Rows:
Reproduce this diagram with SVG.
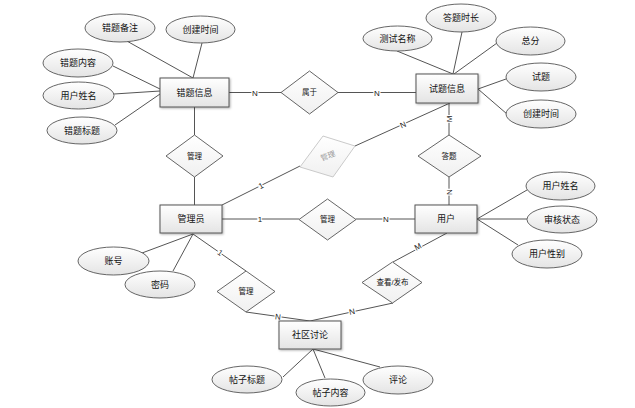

...

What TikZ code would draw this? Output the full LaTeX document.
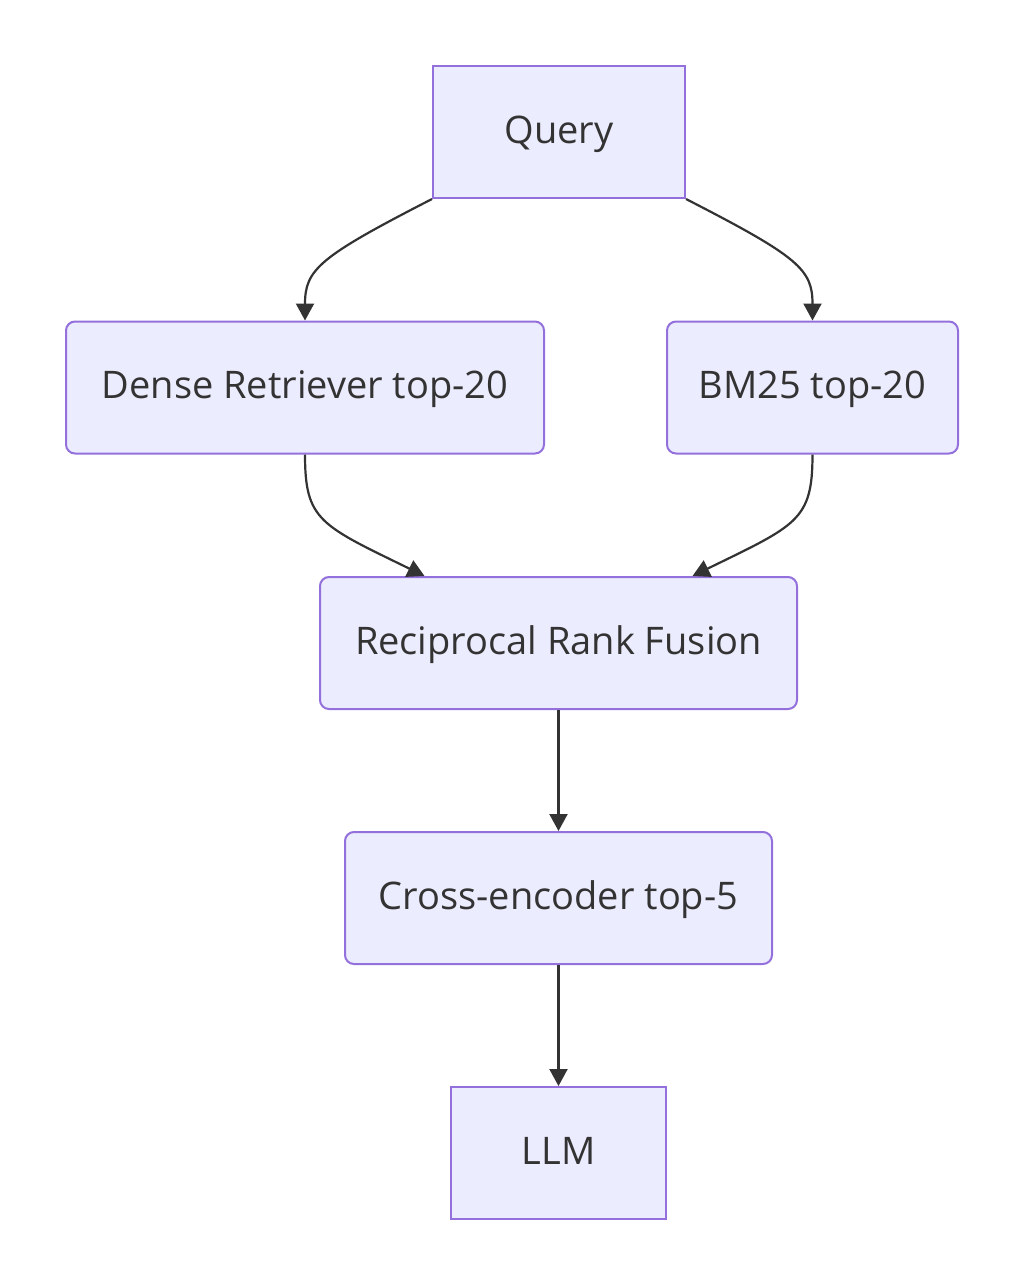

...

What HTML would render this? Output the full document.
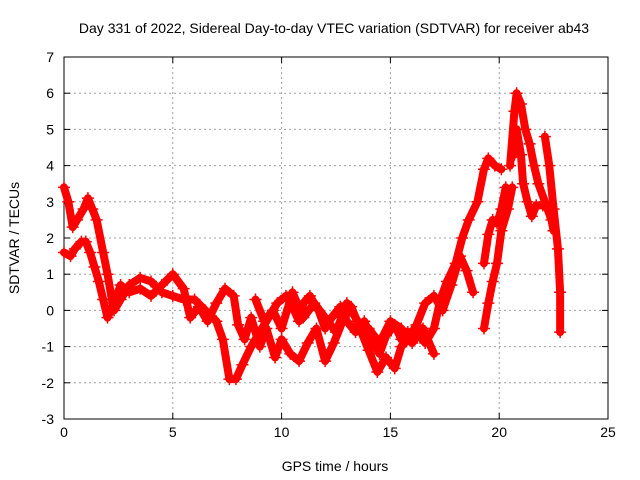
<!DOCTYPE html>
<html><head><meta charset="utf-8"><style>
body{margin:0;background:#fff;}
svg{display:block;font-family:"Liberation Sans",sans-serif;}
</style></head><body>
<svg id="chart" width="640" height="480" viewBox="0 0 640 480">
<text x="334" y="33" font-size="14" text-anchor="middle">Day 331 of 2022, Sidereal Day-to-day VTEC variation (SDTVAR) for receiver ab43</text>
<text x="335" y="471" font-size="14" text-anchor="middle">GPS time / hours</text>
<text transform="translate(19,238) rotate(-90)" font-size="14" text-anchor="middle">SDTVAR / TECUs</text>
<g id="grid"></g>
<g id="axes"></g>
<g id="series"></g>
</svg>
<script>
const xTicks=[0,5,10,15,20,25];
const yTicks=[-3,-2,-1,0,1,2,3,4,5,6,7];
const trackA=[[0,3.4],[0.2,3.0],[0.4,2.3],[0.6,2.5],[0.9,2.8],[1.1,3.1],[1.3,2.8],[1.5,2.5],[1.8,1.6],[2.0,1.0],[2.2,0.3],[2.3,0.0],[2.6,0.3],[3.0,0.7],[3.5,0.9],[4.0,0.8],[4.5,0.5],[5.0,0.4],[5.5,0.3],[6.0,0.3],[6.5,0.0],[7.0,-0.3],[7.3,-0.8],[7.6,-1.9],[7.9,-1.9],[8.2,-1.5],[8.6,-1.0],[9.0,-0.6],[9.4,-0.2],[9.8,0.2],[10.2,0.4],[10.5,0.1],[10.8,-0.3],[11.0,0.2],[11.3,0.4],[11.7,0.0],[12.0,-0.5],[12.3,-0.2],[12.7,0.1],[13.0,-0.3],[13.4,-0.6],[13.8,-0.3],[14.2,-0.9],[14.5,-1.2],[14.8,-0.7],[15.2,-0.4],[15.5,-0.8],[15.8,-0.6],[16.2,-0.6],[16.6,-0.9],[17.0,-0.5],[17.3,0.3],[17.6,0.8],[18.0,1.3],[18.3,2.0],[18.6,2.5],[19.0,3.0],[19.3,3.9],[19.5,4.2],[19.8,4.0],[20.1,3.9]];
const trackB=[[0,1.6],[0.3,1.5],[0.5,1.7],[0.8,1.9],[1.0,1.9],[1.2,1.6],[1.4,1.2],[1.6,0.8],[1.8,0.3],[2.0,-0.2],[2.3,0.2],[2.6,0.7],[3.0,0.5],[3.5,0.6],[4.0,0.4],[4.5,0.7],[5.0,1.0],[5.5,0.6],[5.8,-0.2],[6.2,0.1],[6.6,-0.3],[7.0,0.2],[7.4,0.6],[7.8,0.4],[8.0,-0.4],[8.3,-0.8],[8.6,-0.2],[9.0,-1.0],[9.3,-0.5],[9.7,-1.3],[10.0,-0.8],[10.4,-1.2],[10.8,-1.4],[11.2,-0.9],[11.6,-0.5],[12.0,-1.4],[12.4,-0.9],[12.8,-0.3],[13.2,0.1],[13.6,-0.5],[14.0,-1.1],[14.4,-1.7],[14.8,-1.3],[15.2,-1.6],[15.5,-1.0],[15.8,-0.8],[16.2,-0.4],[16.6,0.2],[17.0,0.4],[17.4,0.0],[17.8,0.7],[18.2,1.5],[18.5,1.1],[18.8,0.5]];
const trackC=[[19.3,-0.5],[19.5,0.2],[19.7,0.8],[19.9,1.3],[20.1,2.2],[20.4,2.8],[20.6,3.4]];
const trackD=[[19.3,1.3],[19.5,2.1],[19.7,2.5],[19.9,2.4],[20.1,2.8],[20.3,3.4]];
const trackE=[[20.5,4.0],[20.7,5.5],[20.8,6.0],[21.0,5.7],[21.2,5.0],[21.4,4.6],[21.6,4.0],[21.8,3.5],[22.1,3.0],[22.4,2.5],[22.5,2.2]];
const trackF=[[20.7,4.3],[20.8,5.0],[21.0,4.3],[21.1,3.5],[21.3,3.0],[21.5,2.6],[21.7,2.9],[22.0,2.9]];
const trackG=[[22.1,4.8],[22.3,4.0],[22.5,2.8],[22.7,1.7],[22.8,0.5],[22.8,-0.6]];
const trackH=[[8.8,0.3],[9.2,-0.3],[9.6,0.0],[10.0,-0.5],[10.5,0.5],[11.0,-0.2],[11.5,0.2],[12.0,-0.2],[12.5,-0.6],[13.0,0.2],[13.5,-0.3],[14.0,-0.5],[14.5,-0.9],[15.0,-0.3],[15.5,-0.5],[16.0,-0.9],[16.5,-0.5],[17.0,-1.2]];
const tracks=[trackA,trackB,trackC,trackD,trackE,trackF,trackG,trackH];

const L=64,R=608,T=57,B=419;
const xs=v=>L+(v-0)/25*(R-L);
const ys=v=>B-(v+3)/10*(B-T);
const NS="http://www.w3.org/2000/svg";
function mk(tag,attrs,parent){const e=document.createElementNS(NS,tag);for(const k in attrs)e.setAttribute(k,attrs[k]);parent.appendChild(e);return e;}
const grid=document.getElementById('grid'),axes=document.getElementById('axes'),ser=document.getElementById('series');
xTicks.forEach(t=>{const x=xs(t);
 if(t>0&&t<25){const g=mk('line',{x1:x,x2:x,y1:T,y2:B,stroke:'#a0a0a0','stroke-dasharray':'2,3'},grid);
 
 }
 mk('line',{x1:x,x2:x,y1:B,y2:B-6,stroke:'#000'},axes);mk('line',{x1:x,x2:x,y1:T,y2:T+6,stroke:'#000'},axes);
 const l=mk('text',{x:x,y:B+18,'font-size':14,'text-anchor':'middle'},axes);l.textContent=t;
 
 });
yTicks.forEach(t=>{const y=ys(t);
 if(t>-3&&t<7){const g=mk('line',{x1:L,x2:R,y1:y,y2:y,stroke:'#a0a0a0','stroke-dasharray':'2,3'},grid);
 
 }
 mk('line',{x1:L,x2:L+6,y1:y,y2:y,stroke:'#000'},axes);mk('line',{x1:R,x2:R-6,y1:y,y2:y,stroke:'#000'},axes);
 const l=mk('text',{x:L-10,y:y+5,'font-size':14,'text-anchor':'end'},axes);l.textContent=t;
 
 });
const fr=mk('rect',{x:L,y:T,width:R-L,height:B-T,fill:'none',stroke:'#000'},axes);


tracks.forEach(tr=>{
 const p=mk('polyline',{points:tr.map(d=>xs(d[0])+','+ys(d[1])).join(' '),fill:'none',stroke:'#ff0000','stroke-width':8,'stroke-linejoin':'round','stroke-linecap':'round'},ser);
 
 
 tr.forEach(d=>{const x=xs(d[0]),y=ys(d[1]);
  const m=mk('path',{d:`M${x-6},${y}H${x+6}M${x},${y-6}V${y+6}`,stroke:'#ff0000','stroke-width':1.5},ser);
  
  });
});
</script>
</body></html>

Exercise goal: Copy every line in the listing above where the string "Output" turns up.

The result:
What TikZ code would draw this? Output the full LaTeX document.
What HTML would render this? Output the full document.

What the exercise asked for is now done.